Форма всех новых высотных зданий

Форма всех новых высотных зданий основывалась на несколь­ких общих принципах: ярусном построении композиции, вписан­ной в пирамидальные очертания; массивности, используемой для активного развития пластики; включении исторических аллюзий. Эти принципы должны были связать московские небоскребы с тра­дициями архитектуры Москвы. Как бы ни относиться к историцизму архитектуры московских небоскребов рубежа 1940-1950-х гг., они внесли в восприятие го­родской среды осмысленную структурность. Вторжение этих круп­ных объектов возвратило облику Москвы некоторые топологиче­ские свойства, поддерживавшиеся на протяжении веков, но стертые относительно недавними коллизиями урбанизации. Размещение их показало, что город воспринимался как связная система. Популистские утопии сталинского времени не были соотнесе­ны с динамикой социальных процессов и реальными потребностя­ми. Нараставшее напряжение разрешилось в 1954-1955 гг. серией хрущевских реформ строительства. Рассеявшиеся миражи обнажи­ли суровые реалии жилищного дефицита, близившегося к социаль­ной катастрофе, и градостроительного хаоса за ширмами парадно­представительной застройки магистралей. «Столичность» москов­ской архитектуры 1930-1940-х гг. оказалась соседствующей во временном измерении с лагерями Воркуты и Колымы. Этические импульсы разоблачений, начатых Хрущевым, вызвали эмоциональ­ное отторжение утопии, ассоциировавшейся со сталинщиной.

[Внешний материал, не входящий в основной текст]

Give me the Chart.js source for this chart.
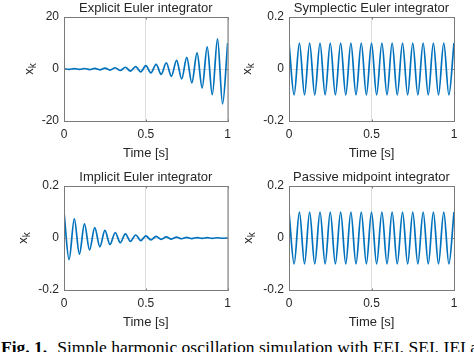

Хрущев, разогнавший миражи, не смог преодолеть метастазы сталинщины в себе самом. Его нетерпеливая уверенность в том, что Вождь знает лучше, обратилась и на архитектуру. Последовал стремительный обвал решительных, но поспешных мер, направ­ленных на подчинение архитектуры строительной технологии. Цель подчинялась наличным средствам. Директивно учрежденный технологизм не был следствием чистой практичности, как не был и сознательной инверсией утопий сталинизма. Его жесткость отрази­ла черты собственной утопии Хрущева — победа коммунизма к 1980 г., модель которого следовала суровому уравнительству то ли ранних социальных утопий , то ли утопий военного коммунизма.